Semantic search engines using natural language processing (NLP) solve the keyword dilemma. Unlike keyword search systems, NLP search systems focus on meaning, or the way we communicate on a daily basis. NLP is concept based, which means it returns search hits on documents that are about the subject or theme you’re exploring based on semantic relations. In other words, if you are trying to find an article that has to do with a discount for a company’s seasonal sale and are using the keyword “coupon” in your search, a semantic search engine will not only provide results having “coupon” in the title and possibly contents, but also provide results that may include “discount,” “promotion” and “offer,” for example.

Results closer to the user’s actual search are produced even if the words in the document aren’t a direct match to the words you have entered into your query.

Although NLP is the closest a search engine can get to “reading the minds” of internet users, there is room for improvement via meaning-text theory.


Application to dialect differences

Although computer and human languages are obviously different on the surface, they share similar properties and structures while conveying some types of meaning. Unfortunately, meaning is not static and can vary depending on the recipient. For this reason the linguistic framework known as meaning-text theory (coined by Aleksandr Žolkovskij and Igor Mel’čuk in 1967) is an ideal complement to the semantic search engine. When applied to the semantic search engine, this linguistic theory deeply rooted in semantics, provides a method for organizing human languages and their subsequent construction.

The semantic search engine with meaning-text theory is therefore elevated to another level and is capable of finding incredibly accurate results no matter how users word their queries because “meaning” is most important.

At the base of many semantic search engines is a frame of reference such as a dictionary. The meaning-text theory framework allows for the addition of lexical functions to address the nuances found across dialects via modules; words and phrases converted into “units” of semantic meaning interpret the intended meaning of any query. These different modules allow for a type of “layering” of concepts on multiple levels that is not just linear, but multidirectional as well.

In the case of a dictionary that has Peninsular Spanish as its base, words and phrases that are particular to Mexican Spanish are added as various lexical functions in different modules. Relations between concepts such as ambiguous vocabulary, synonyms, spelling differences, idiomatic expression, and negations, for example, must be made in order to produce a good result that resembles the way people speak from region to region.

A meaning-text theory semantic search engine would work in the following fashion: For example, the word for car in much of Mexico is carro while coche is used in Spain; the verb drive in Mexico is manejar while in Spain conducir is used. Lexical functions of the meaning-text theory framework will allow for the search engine to understand that manejar el carro and conducir el coche are the same, and are also the same as operate a vehicle or drive a car because relations have been made on multiple semantic levels. Therefore, someone looking for manejar el carro will receive a correct answer based on the dialect used, even if the answer in the database is conducir el coche.

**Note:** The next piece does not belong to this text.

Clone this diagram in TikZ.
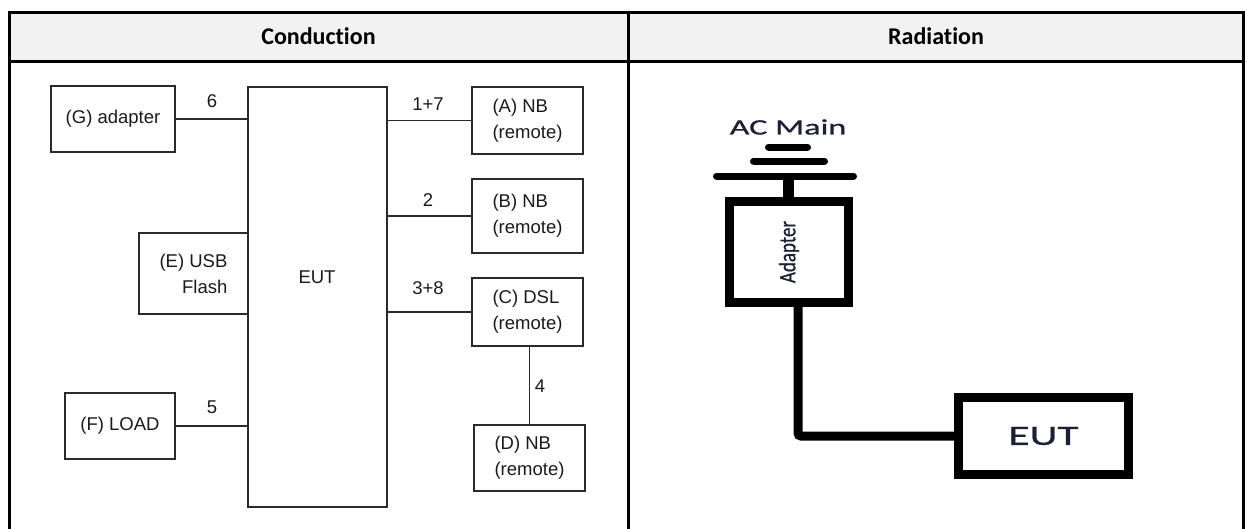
\documentclass[tikz,border=0pt]{standalone}
\usepackage{fontspec}
\usepackage{graphicx}
\setmainfont{Liberation Sans}
\newfontfamily\hdrfont[Ligatures=NoCommon]{Carlito}
\newfontfamily\condfont{Liberation Sans}
\newfontfamily\radfont[FakeStretch=1.55,FakeBold=0.8]{Carlito}
\newfontfamily\adfont[FakeBold=0.6]{Carlito}
\definecolor{hdrfill}{HTML}{F2F2F2}
\definecolor{linegray}{HTML}{2A2A2A}
\definecolor{textblack}{HTML}{1A1A1A}
\definecolor{radtext}{HTML}{1A2035}
\begin{document}
\begin{tikzpicture}[x=1pt,y=-1pt,
  tbl/.style={line width=3pt,draw=black},
  box/.style={draw=linegray, line width=1.3pt, inner sep=0pt, text=textblack,
    font=\condfont\fontsize{18.5}{26}\selectfont},
  wire/.style={draw=linegray, line width=1.3pt},
  num/.style={font=\condfont\fontsize{18.5}{20}\selectfont, text=textblack, inner sep=0pt},
  hdr/.style={font=\hdrfont\bfseries\fontsize{24}{26}\selectfont, text=black},
  rbox/.style={draw=black, line width=9pt, inner sep=0pt, fill=white},
  rwire/.style={draw=black, line width=9pt},
  bar/.style={draw=black, line width=7pt, line cap=round},
  rtext/.style={text=radtext}
]
\useasboundingbox (0,0) rectangle (1247,528);
% table
\fill[hdrfill] (9,12) rectangle (1243.5,61);
\node[hdr] (hc) at (318.5,36) {Conduction};
\node[hdr] (hr) at (936,36) {Radiation};
\draw[tbl] (9,545) -- (9,12) -- (1243.5,12) -- (1243.5,545);
\draw[tbl] (9,61) -- (1243.5,61);
\draw[tbl] (628,12) -- (628,545);

% conduction
\node[box, minimum width=124pt, minimum height=66pt] (G) at (113,119) {(G) adapter};
\node[box, minimum width=139pt, minimum height=420pt] (EUT) at (317.5,297) {};
\node[num] (eutt) at (317,277) {EUT};
\node[box, minimum width=109pt, minimum height=81pt, align=right] (E) at (193.5,273.5) {(E) USB\\Flash};
\node[box, minimum width=110pt, minimum height=66pt] (F) at (120,426) {(F) LOAD};
\node[box, minimum width=111pt, minimum height=67pt, align=left] (A) at (527.5,120.5) {(A) NB\\(remote)};
\node[box, minimum width=111pt, minimum height=74pt, align=left] (B) at (527.5,216) {(B) NB\\(remote)};
\node[box, minimum width=111pt, minimum height=68pt, align=left] (C) at (527.5,312) {(C) DSL\\(remote)};
\node[box, minimum width=111pt, minimum height=66pt, align=left] (D) at (529.5,458) {(D) NB\\(remote)};

\draw[wire] (G.east) -- (G.east -| EUT.west);
\draw[wire] (F.east) -- (F.east -| EUT.west);
\draw[wire] (A.west) -- (A.west -| EUT.east);
\draw[wire] (B.west) -- (B.west -| EUT.east);
\draw[wire] (C.west) -- (C.west -| EUT.east);
\draw[wire] (C.south -| D.north) -- (D.north);

\node[num] (l6) at (212,101) {6};
\node[num] (l17) at (428,104) {1+7};
\node[num] (l2) at (428,200) {2};
\node[num] (l38) at (428,288) {3+8};
\node[num] (l5) at (212,407) {5};
\node[num] (l4) at (540,386) {4};

% radiation
\node[font=\radfont\fontsize{22}{24}\selectfont, rtext, inner sep=0pt] (acm) at (788,127) {AC Main};
\draw[bar] (768.5,147) -- (807.5,147);
\draw[bar] (753.5,161) -- (824.5,161);
\draw[bar] (716.5,176) -- (853.5,176);
\coordinate (gnd) at (788,176);
\node[rbox, minimum width=119pt, minimum height=101pt] (adp) at (789,252)
  {\rotatebox{90}{\scalebox{1}[1.25]{\adfont\fontsize{19}{20}\selectfont\color{radtext}Adapter}}};
\draw[line width=11pt, draw=black] (gnd) -- (gnd |- adp.north);
\node[rbox, minimum width=170pt, minimum height=77pt, rtext,
  font=\radfont\fontsize{28}{30}\selectfont] (eut2) at (1043.5,436) {EUT};
\draw[rwire, rounded corners=3pt] ([xshift=9pt]adp.south) |- (eut2.west);
\end{tikzpicture}
\end{document}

In addition, the framework creates relations between concepts in one area such as synonyms, and can create relations based on other words from different parts of speech that are typically associated with carro and coche such as manejar and conducir. Most important, the semantic search engine with meaning-text theory recognizes the degree or distance of that relation and other concepts and helps the system to derive meaning.

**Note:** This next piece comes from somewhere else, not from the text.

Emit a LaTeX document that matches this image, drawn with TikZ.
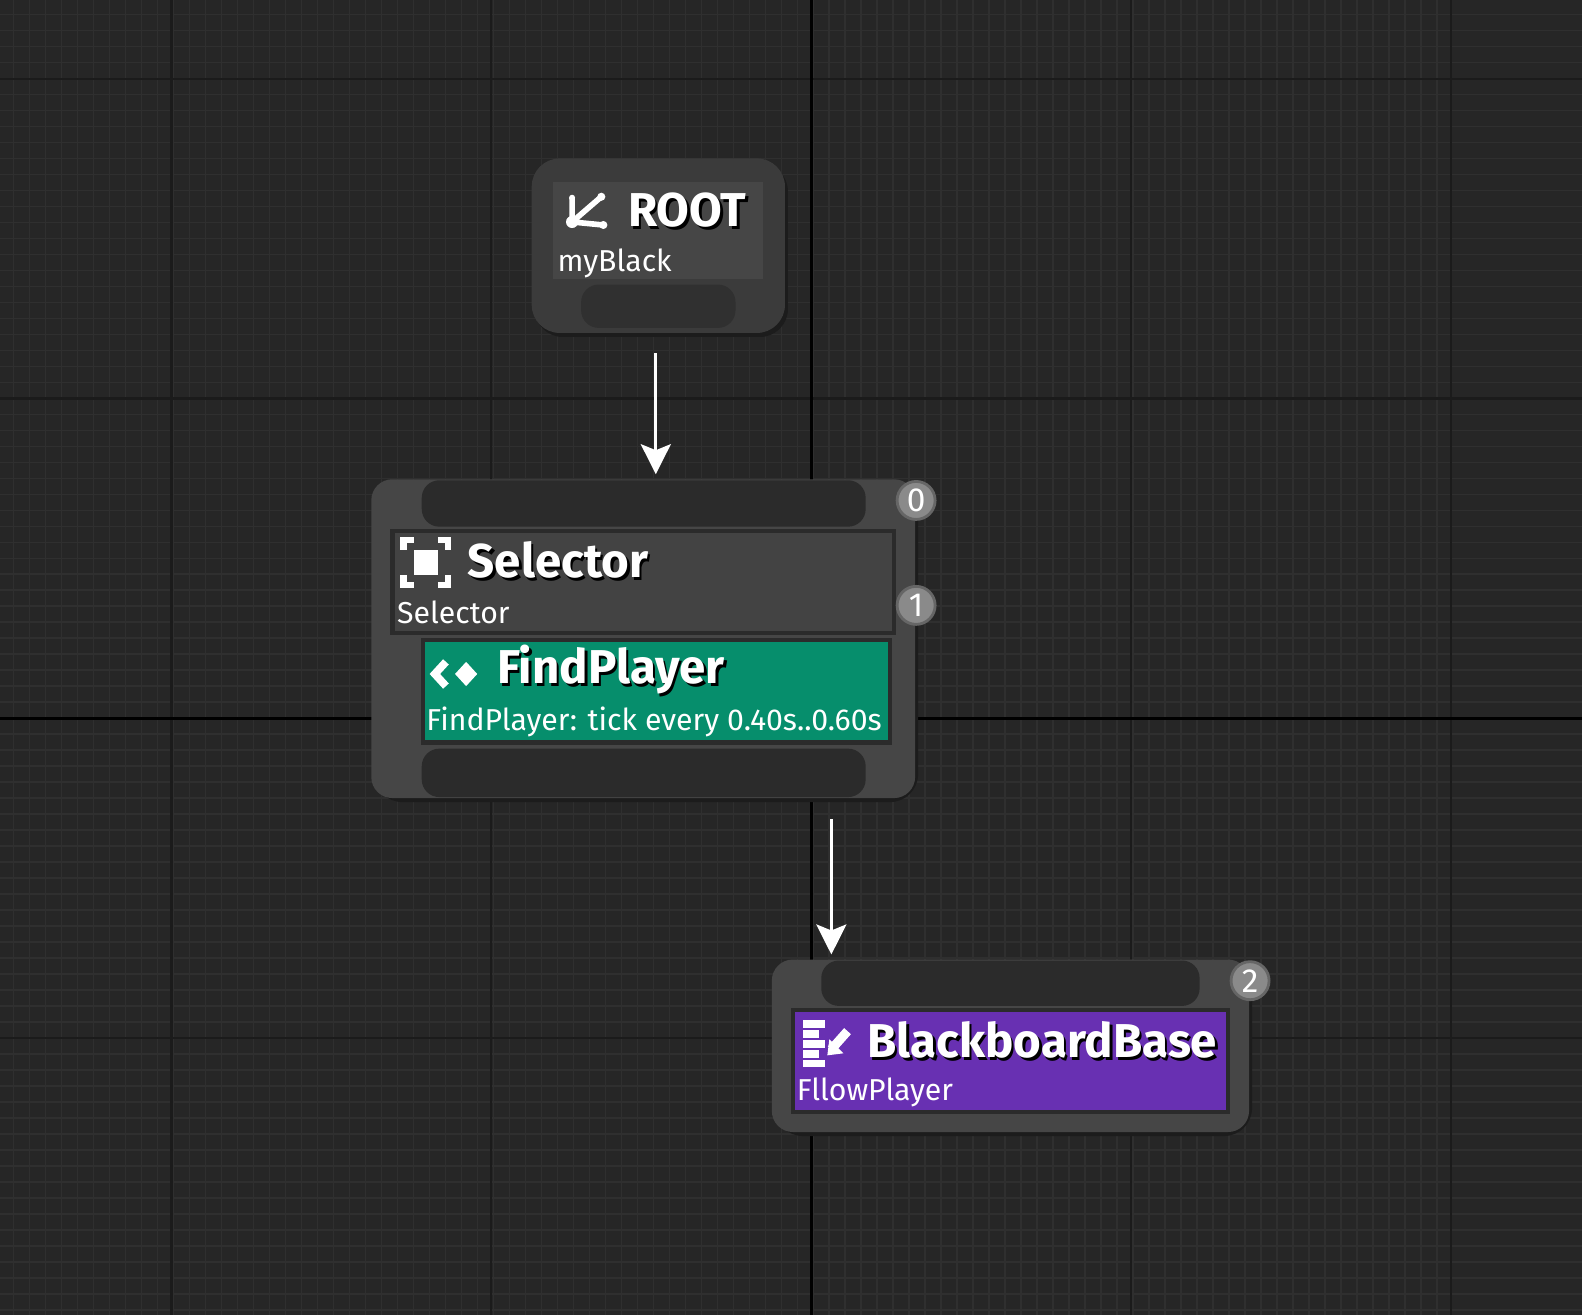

There are multiple ways to create meaning and get to the core of the statement. In addition, one must always consider the needs of the user first and should find ways to “personalize” the customer journey. When applied to the customer experience, semantic search engines with meaning-text theory have the promise to accurately understand questions made by users in their “natural” language, no matter the context, so that customers always get the best results to their queries.